Доктор достал ланцет и задумался: «Венозная или артериальная?» – но потом решил, что это следует проверять эмпирическим путем. Он извлек из саквояжа мензурку, сделал надрез на запястье уродца, собрал выступившую кровь в посудину. Вышло около половины грана. Начинать нужно с маленьких доз.
Доктор с трудом выдернул из Ефимкиных рук штоф, откупорил, разбавил кровь водкой во избежание паразитарных заболеваний и выпил. Лакей смотрел на эти манипуляции с невозмутимым спокойствием. Кажется, он давно привык к чудачествам барина.
– Трогай! – скомандовал Грибин.
Карета при свете фонаря тащилась ни шатко ни валко. Потом взошла луна, и, кажется, кучеру стало посподручнее править. Грибина клонило в сон. От уродца пахло трюфелями, и этот аромат казался безмерно приятным, успокаивающим. Печень перестала тревожить. Средство действует? Пока рано делать выводы.
– Я вздремну, а ты следи за ним в оба, чтобы не сбежал, – наказал Грибин лакею. – Если очнется – разбуди меня.
Лакей кивнул, и доктор провалился в сон.
Проснулся он от деликатного похлопывания по колену.
– Ба-а-арин, – шептал лакей. – Вы велели разбудить.
Стояла все та же ночь. В свете подвешенного под потолком кареты фонаря Грибин разглядел Ефимку, обнимавшегося с бутылкой. Чушок смотрел на него в упор, не отводя глаз. Доктору потребовалось время, чтобы прийти в себя под этим взглядом. Однако ж быстро малец очухался. Другой от такой дозы опиума сутки пролежал бы пластом.
– Куда вы меня? – спросил Ефимка.
– Какое-то время поживешь в моем доме, – сказал доктор. – Тебя будут хорошо кормить и давать спиртное.
– Зачем это?
Ефимка задавал вопросы спокойно. Кажется, его совсем не взволновало похищение.
– Для науки, – ответил доктор. – Нужно исследовать твою целительную силу. Не беспокойся, тебя никто не убьет. Кровь буду брать в безопасных количествах.
Ефимка ухмыльнулся.
– Барин, ты что же, мне поверил? Я ж наврал, чтобы водку выцыганить. Господа-то в такое не верят.
У Грибина промелькнула тень сомнения. Однако ж он ясно чувствовал покой в своей больной печени, а такого не могло произойти, если б не чудесное средство.
– И я не верю, – сказал Грибин. – Я проверяю. Ключи к тайнам природы лежат прямо у нас под ногами – надо только заметить и подобрать.

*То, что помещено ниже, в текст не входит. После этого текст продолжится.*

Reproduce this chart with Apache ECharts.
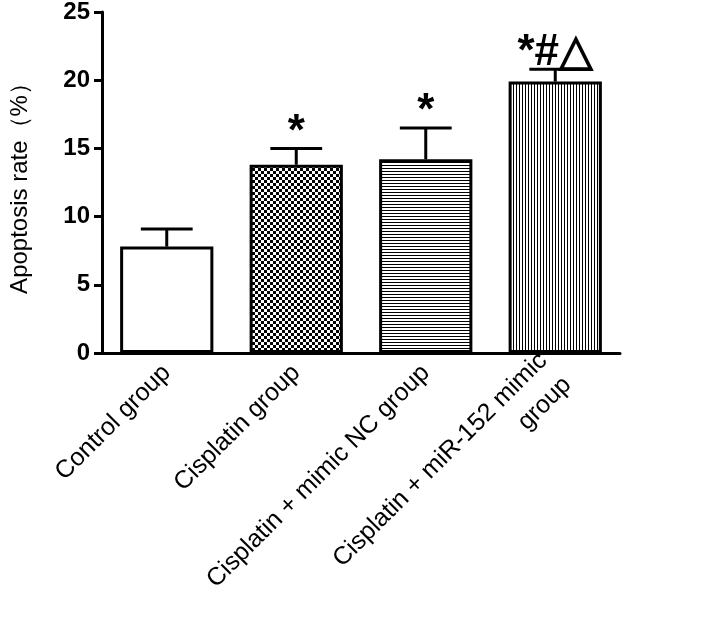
<!DOCTYPE html>
<html><head><meta charset="utf-8">
<script src="https://cdn.jsdelivr.net/npm/echarts@6/dist/echarts.min.js"></script>
<style>html,body{margin:0;padding:0;background:#fff}#c{width:714px;height:626px}</style>
</head><body><div id="c"></div>
<script>
var categories = ['Control group','Cisplatin group','Cisplatin + mimic NC group','Cisplatin + miR-152 mimic\ngroup'];
var means = [7.8, 13.8, 14.2, 19.9];
var errors = [1.3, 1.2, 2.3, 0.9];
var marks = ['', '*', '*', '*#△'];
var yTicks = [0,5,10,15,20,25];

function pat(kind){
  var c=document.createElement('canvas'); c.width=6; c.height=6;
  var g=c.getContext('2d'); g.fillStyle='#fff'; g.fillRect(0,0,6,6); g.fillStyle='#000';
  if(kind==='check'){ g.fillRect(0,0,3,3); g.fillRect(3,3,3,3); }
  else if(kind==='h'){ g.fillRect(0,0,6,1); g.fillRect(0,3,6,1); }
  else if(kind==='v'){ g.fillRect(0,0,1,6); g.fillRect(3,0,1,6); }
  return {image:c, repeat:'repeat'};
}
var fills=['#fff', pat('check'), pat('h'), pat('v')];

var chart=echarts.init(document.getElementById('c'));
chart.setOption({
  animation:false,
  grid:{left:97,right:94,top:12,bottom:273},
  xAxis:{type:'category',data:categories,
    axisLine:{lineStyle:{color:'#000',width:3}},axisTick:{show:false},
    axisLabel:{rotate:45,interval:0,color:'#000',fontSize:25,fontFamily:'Liberation Sans',align:'right',margin:16,lineHeight:34}},
  yAxis:{type:'value',min:0,max:25,interval:5,
    name:'Apoptosis rate（%）',nameLocation:'middle',nameGap:70,
    nameTextStyle:{fontSize:24,color:'#000',fontFamily:'Liberation Sans'},
    axisLine:{show:true,lineStyle:{color:'#000',width:3}},
    axisTick:{show:true,length:8,lineStyle:{width:3,color:'#000'}},
    splitLine:{show:false},
    axisLabel:{color:'#000',fontSize:24,fontWeight:'bold',fontFamily:'Liberation Sans',margin:12,
      formatter:function(v){return yTicks.indexOf(v)>=0?v:'';}}},
  series:[
    {type:'bar',barWidth:'72%',z:2,
     data:means.map(function(v,i){return {value:v,itemStyle:{color:fills[i],borderColor:'#000',borderWidth:3}};})},
    {type:'custom',z:3,data:means.map(function(v,i){return [i,v,errors[i]];}),
     renderItem:function(p,api){
       var x=api.coord([api.value(0),api.value(1)]);
       var t=api.coord([api.value(0),api.value(1)+api.value(2)]);
       var half=api.size([1,0])[0]*0.2;
       var i=p.dataIndex;
       return {type:'group',children:[
         {type:'line',shape:{x1:x[0],y1:x[1],x2:t[0],y2:t[1]},style:{stroke:'#000',lineWidth:3}},
         {type:'line',shape:{x1:t[0]-half,y1:t[1],x2:t[0]+half,y2:t[1]},style:{stroke:'#000',lineWidth:3}},
         {type:'text',x:t[0],y:t[1]+6,style:{text:marks[i],fill:'#000',font:'bold 44px Liberation Sans',textAlign:'center',textVerticalAlign:'bottom'}}
       ]};
     }}
  ]
});
</script></body></html>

К примеру, многие слышали о народном наблюдении, будто доярки редко болеют оспой, но только мистер Дженнер это серьезно изучил и прославился на весь мир. Вот и мы пойдем по его стопам. Кто знает, может быть, в твоей крови обнаружится элемент, с которого начнется новая эпоха в медицине.

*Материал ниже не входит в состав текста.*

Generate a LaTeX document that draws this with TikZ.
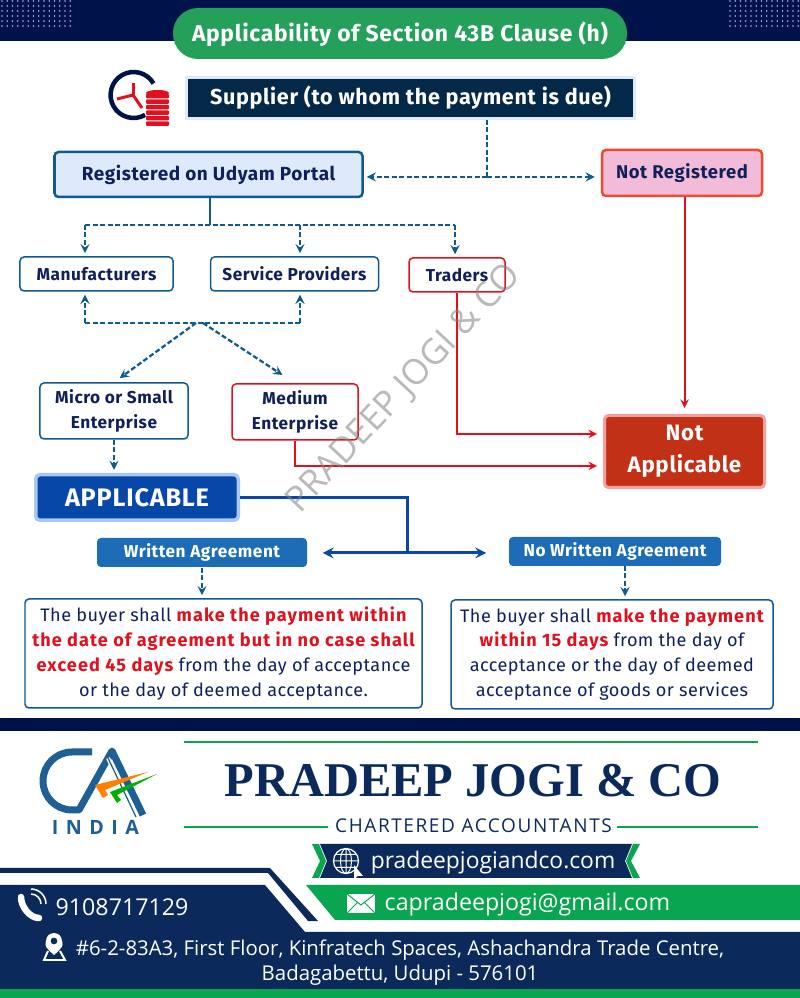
\documentclass[tikz,border=0pt]{standalone}
\usepackage{fontspec}
\setmainfont{Liberation Sans}
\newfontfamily\headfont[LetterSpace=3]{Fira Sans}
\newfontfamily\bodyfont[LetterSpace=2.4]{Fira Sans}
\newfontfamily\hotfont[LetterSpace=6]{Fira Sans}
\newfontfamily\firmfont{Liberation Serif}
\newfontfamily\plainfont{Open Sans}
\newfontfamily\wideplain[LetterSpace=8.5]{Open Sans}
\newfontfamily\logofont[LetterSpace=38]{Open Sans}
\usetikzlibrary{positioning}

\definecolor{bandnavy}{HTML}{00124A}
\definecolor{footnavy}{HTML}{0B2A5B}
\definecolor{suppliernavy}{HTML}{042848}
\definecolor{titlegreen}{HTML}{24A05A}
\definecolor{footgreen}{HTML}{0AA550}
\definecolor{inknavy}{HTML}{10205A}
\definecolor{linkblue}{HTML}{0F5A8F}
\definecolor{logoblue}{HTML}{1E5F95}
\definecolor{tabblue}{HTML}{1C6DB5}
\definecolor{alertred}{HTML}{E0101E}
\definecolor{deepblue}{HTML}{0747A8}
\definecolor{skyfill}{HTML}{DEEAFB}
\definecolor{skyedge}{HTML}{A8C8F5}
\definecolor{pinkfill}{HTML}{F2BCD8}
\definecolor{pinkedge}{HTML}{F4A0A0}
\definecolor{orangered}{HTML}{EE4A30}
\definecolor{brickred}{HTML}{C23015}

\newcommand{\hot}[1]{\textcolor{alertred}{\hotfont\bfseries #1}}

\tikzstyle{concept} = [rectangle, rounded corners=0.08cm, text centered, draw=linkblue, fill=white, line width=0.03cm, text=inknavy, font=\headfont\bfseries\fontsize{9.8}{14}\selectfont, inner sep=0pt]
\tikzstyle{redconcept} = [concept, draw=alertred]
\tikzstyle{bluetab} = [concept, draw=none, fill=tabblue, text=white]
\tikzstyle{textbox} = [concept, align=center, font=\bodyfont\fontsize{10.3}{14.2}\selectfont]
\tikzstyle{foot} = [text=white, inner sep=0pt, font=\plainfont\fontsize{13.2}{14.2}\selectfont]
\tikzstyle{dashline} = [linkblue, line width=0.045cm, dash pattern=on 0.1cm off 0.05cm]
\tikzstyle{dasharrow} = [dashline, ->, >=stealth, shorten >=0.06cm]
\tikzstyle{redarrow} = [alertred, line width=0.04cm, ->, >=stealth, shorten >=0.12cm]
\tikzstyle{bluearrow} = [deepblue, line width=0.06cm, ->, >=stealth]

\begin{document}
\begin{tikzpicture}
	\useasboundingbox (0,0) rectangle (16,19.96);
	% Top band
	\fill[bandnavy] (0,19.14) rectangle (16,19.96);
	\foreach \i in {0,...,13} {
		\foreach \j in {0,...,5} {
			\fill[blue!30!white] (0.04+\i*0.105,19.94-\j*0.1) circle (0.018);
			\fill[blue!30!white] (14.6+\i*0.105,19.94-\j*0.1) circle (0.018);
		}
	}
	% Nodes
	\node (title) [concept, draw=none, fill=titlegreen, rounded corners=0.5cm, minimum width=9.08cm, minimum height=1.02cm, text=white, text height=0.41cm, text depth=0.1cm, font=\headfont\bfseries\fontsize{13}{14}\selectfont] at (8,19.29) {Applicability of Section 43B Clause (h)};
	\node (supplier) [concept, rounded corners=0, draw=skyfill, fill=suppliernavy, line width=0.06cm, minimum width=8.96cm, minimum height=0.82cm, text=white, font=\headfont\bfseries\fontsize{12.3}{14}\selectfont] at (8.21,18) {Supplier (to whom the payment is due)};
	\node (registered) [concept, fill=skyfill, line width=0.05cm, minimum width=6.16cm, minimum height=0.9cm, font=\headfont\bfseries\fontsize{10.8}{14}\selectfont] at (4.17,16.47) {Registered on Udyam Portal};
	\node (notreg) [concept, draw=orangered, fill=pinkfill, line width=0.05cm, minimum width=3.2cm, minimum height=0.92cm, font=\headfont\bfseries\fontsize{10.5}{14}\selectfont] at (13.64,16.5) {Not Registered};
	\node (manuf) [concept, minimum width=3.06cm, minimum height=0.68cm] at (1.93,14.48) {Manufacturers};
	\node (service) [concept, minimum width=3.36cm, minimum height=0.68cm] at (5.89,14.48) {Service Providers};
	\node (traders) [redconcept, minimum width=1.92cm, minimum height=0.68cm] at (9.14,14.46) {Traders};
	\node (micro) [concept, align=center, minimum width=2.96cm, minimum height=1.12cm] at (2.28,11.74) {Micro or Small\\Enterprise};
	\node (medium) [redconcept, align=center, minimum width=2.52cm, minimum height=1.12cm] at (5.9,11.72) {Medium\\Enterprise};
	\node (notappl) [concept, draw=pinkedge, fill=brickred, line width=0.06cm, align=center, minimum width=3.2cm, minimum height=1.44cm, text=white, font=\headfont\bfseries\fontsize{12.7}{18.4}\selectfont] at (13.69,10.93) {Not\\Applicable};
	\node (applicable) [concept, draw=skyedge, fill=deepblue, line width=0.07cm, minimum width=4.05cm, minimum height=0.91cm, text=white, font=\headfont\bfseries\fontsize{14.4}{14}\selectfont] at (2.74,10.01) {APPLICABLE};
	\node (written) [bluetab, minimum width=4.2cm, minimum height=0.58cm] at (4.04,8.91) {Written Agreement};
	\node (nowritten) [bluetab, minimum width=4.24cm, minimum height=0.58cm] at (12.3,8.93) {No Written Agreement};
	\node (box1) [textbox, minimum width=7.94cm, minimum height=2.18cm] at (4.47,6.89) {The buyer shall \hot{make the payment within}\\\hot{the date of agreement but in no case shall}\\\hot{exceed 45 days} from the day of acceptance\\or the day of deemed acceptance.};
	\node (box2) [textbox, minimum width=6.44cm, minimum height=2.18cm] at (12.24,6.87) {The buyer shall \hot{make the payment}\\\hot{within 15 days} from the day of\\acceptance or the day of deemed\\acceptance of goods or services};
	% Connector ends
	\coordinate (split) at (9.74,16.42);
	\coordinate (fan) at (4.2,15.46);
	\coordinate (fanl) at (1.7,15.46);
	\coordinate (fanm) at (6,15.46);
	\coordinate (fanr) at (9.1,15.46);
	\coordinate (lowl) at (1.7,13.5);
	\coordinate (lowr) at (6,13.5);
	\coordinate (lowa) at (3.92,13.5);
	\coordinate (lowb) at (4.06,13.5);
	\coordinate (naptop) at (notappl.west |- 0,11.28);
	\coordinate (napbot) at (notappl.west |- 0,10.64);
	\coordinate (join) at (8.14,8.9);
	\coordinate (nwdrop) at (12.5,8.64);
	% Arrows
	\draw [dashline] (supplier.south -| split) -- (split);
	\draw [dasharrow] (split) -- (split -| registered.east);
	\draw [dasharrow, shorten >=0.12cm] (split) -- (split -| notreg.west);
	\draw [linkblue, line width=0.04cm] (registered.south -| fan) -- (fan);
	\draw [dashline] (fanl) -- (fanr);
	\draw [dasharrow] (fanl) -- (fanl |- manuf.north);
	\draw [dasharrow] (fanm) -- (fanm |- service.north);
	\draw [dasharrow] (fanr) -- (fanr |- traders.north);
	\draw [dashline] (lowl) -- (lowr);
	\draw [dasharrow] (lowl) -- (lowl |- manuf.south);
	\draw [dasharrow] (lowr) -- (lowr |- service.south);
	\draw [dasharrow, shorten >=0.14cm] (lowa) -- (micro.north);
	\draw [dasharrow, shorten >=0.3cm] (lowb) -- (medium.north);
	\draw [dasharrow] (micro.south) -- (micro.south |- applicable.north);
	\draw [redarrow] (traders.south) |- (naptop);
	\draw [redarrow] (medium.south) |- (napbot);
	\draw [redarrow] (notappl |- notreg.south) -- (notappl.north);
	\draw [deepblue, line width=0.06cm] (applicable.east) -| (join);
	\draw [bluearrow, shorten >=0.3cm] (join) -- (join -| written.east);
	\draw [bluearrow, shorten >=0.44cm] (join) -- (join -| nowritten.west);
	\draw [dasharrow] (written.south) -- (written.south |- box1.north);
	\draw [dasharrow] (nwdrop) -- (nwdrop |- box2.north);
	% Clock and coins
	\draw[bandnavy, line width=0.09cm] (3.07,18.29) arc (30:300:0.46);
	\draw[alertred, line width=0.06cm] (2.66,18.06) -- (2.66,18.3);
	\draw[alertred, line width=0.06cm] (2.66,18.06) -- (2.34,17.98);
	\draw[alertred, line width=0.06cm] (2.66,18.06) -- (2.84,17.8);
	\foreach \j in {0,...,5} {
		\fill[alertred, rounded corners=0.02cm] (2.92,17.44+\j*0.11) rectangle (3.38,17.53+\j*0.11);
	}
	\fill[alertred] (3.15,18.1) ellipse (0.23 and 0.06);
	% Divider
	\fill[bandnavy] (0,5.34) rectangle (16,5.6);
	% Letterhead
	\draw[footgreen, line width=0.03cm] (3.68,5.12) -- (15.16,5.12);
	\draw[footgreen, line width=0.03cm] (3.68,3.42) -- (6.56,3.42);
	\draw[footgreen, line width=0.03cm] (12.34,3.42) -- (15.16,3.42);
	\node (firm) [inner sep=0pt, text=footnavy, font=\firmfont\bfseries\fontsize{27.6}{30}\selectfont] at (9.46,4.34) {PRADEEP JOGI \& CO};
	\node (role) [inner sep=0pt, text=footnavy, font=\wideplain\fontsize{10.8}{12}\selectfont] at (9.47,3.44) {CHARTERED ACCOUNTANTS};
	% Logo
	\draw[logoblue, line width=0.14cm, line join=round] (1.84,4.92) -- (1.44,4.92) arc (90:270:0.58) -- (1.58,3.76) -- (2.24,4.94) -- (2.86,3.66);
	\draw[white, line width=0.08cm] (2.16,4.8) -- (2.74,3.6);
	\draw[logoblue, line width=0.025cm] (2.16,4.8) -- (2.72,3.62);
	\fill[orange] (1.9,4.26) -- (2.96,4.52) -- (2.1,4.16) -- (2.16,4.06) -- (2.06,4) -- cycle;
	\fill[green!70!black] (2.2,4.12) -- (3.14,4.48) -- (2.34,4.06) -- (2.42,3.96) -- (2.34,3.9) -- cycle;
	\node (india) [inner sep=0pt, text=logoblue, font=\logofont\bfseries\fontsize{11.2}{12}\selectfont] at (1.91,3.42) {INDIA};
	% Footer shapes
	\fill[footnavy] (0,0.18) -- (0,2.26) -- (5.3,2.26) -- (6.1,1.32) -- (16,1.32) -- (16,0.18) -- cycle;
	\fill[footnavy] (0,2.6) -- (5.4,2.6) -- (6.36,1.54) -- (6.16,1.54) -- (5.36,2.5) -- (0,2.5) -- cycle;
	\fill[footgreen] (6.12,2.26) -- (16,2.26) -- (16,1.56) -- (6.7,1.56) -- cycle;
	\fill[footgreen] (0,0) rectangle (16,0.18);
	\fill[footnavy] (6.4,3.08) -- (12.64,3.08) -- (12.5,2.74) -- (12.64,2.4) -- (6.4,2.4) -- (6.54,2.74) -- cycle;
	\fill[footgreen] (6.24,3.08) -- (6.38,3.08) -- (6.52,2.74) -- (6.38,2.4) -- (6.24,2.4) -- (6.4,2.74) -- cycle;
	\fill[footgreen] (12.66,3.08) -- (12.8,3.08) -- (12.62,2.74) -- (12.8,2.4) -- (12.66,2.4) -- (12.52,2.74) -- cycle;
	\node (web) [foot, font=\plainfont\fontsize{13}{14}\selectfont] at (9.86,2.7) {pradeepjogiandco.com};
	\node (mail) [foot] at (10.55,1.88) {capradeepjogi@gmail.com};
	\node (phone) [foot] at (2.44,1.82) {9108717129};
	\node (addr) [foot, align=center, font=\plainfont\fontsize{11.6}{14.2}\selectfont] at (8,0.7) {\#6-2-83A3, First Floor, Kinfratech Spaces, Ashachandra Trade Centre,\\Badagabettu, Udupi - 576101};
	% Icons
	\draw[white, line width=0.025cm] (6.92,2.74) circle (0.25);
	\draw[white, line width=0.02cm] (6.92,2.74) ellipse (0.11 and 0.25) (6.67,2.74) -- (7.17,2.74) (6.92,2.49) -- (6.92,2.99) (6.71,2.87) -- (7.13,2.87) (6.71,2.61) -- (7.13,2.61);
	\fill[white] (7.08,2.66) -- (7.08,2.36) -- (7.15,2.44) -- (7.26,2.44) -- cycle;
	\fill[white] (6.94,1.7) rectangle (7.5,2.08);
	\draw[footgreen, line width=0.02cm] (6.94,2.08) -- (7.22,1.86) -- (7.5,2.08) (6.94,1.7) -- (7.14,1.9) (7.5,1.7) -- (7.3,1.9);
	\draw[white, line width=0.13cm, line cap=round] (0.42,2.02) .. controls (0.42,1.82) and (0.6,1.6) .. (0.78,1.6);
	\draw[white, line width=0.03cm] (0.62,2.08) arc (90:0:0.2) (0.62,2.18) arc (90:0:0.3);
	\fill[white, even odd rule] (1.08,0.86) .. controls (0.84,1.06) and (0.92,1.1) .. (0.92,1.14) arc (180:0:0.16) .. controls (1.24,1.1) and (1.32,1.06) .. (1.08,0.86) (1.08,1.14) circle (0.07);
	\draw[white, line width=0.04cm] (0.96,0.94) -- (0.88,0.76) -- (1.3,0.76) -- (1.2,0.94);
	% Watermark
	\node (wmark) [rotate=47, text=gray, opacity=0.55, inner sep=0pt, font=\plainfont\fontsize{20}{22}\selectfont] at (8.08,12.18) {PRADEEP JOGI \& CO};
\end{tikzpicture}
\end{document}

– Значит, пытать будешь? – спросил Ефимка.
– Испытывать, – поправил доктор.
Чушок схватил початую бутылку и отпил хорошенько.
Дорога пошла вдоль реки. Потянуло свежестью. Луна стояла низко и пялилась в самые окна кареты. Грибин заметил что-то блестящее на груди Чушка, присмотрелся и разглядел вывалившийся из-за ворота гнутый крестик.
– Наврал, значит? – спросил доктор. – Но, как вижу, пожеванный крестик у тебя в наличии. Только, кажется, он должен быть на покойной матушке.
Ефимка спрятал крест под рубаху и ухмыльнулся.
– Так я его обратно снял. Подумал, если матушка колодой будет лежать, то нипочем шкуру не отстирает и в рай не попадет. Пожалел я ее. Потом мы поладили. Она добром за добро обещала платить. Мол, если кто меня обидит, матушка тому спуску не даст. Она теперь и тебя просто так не оставит.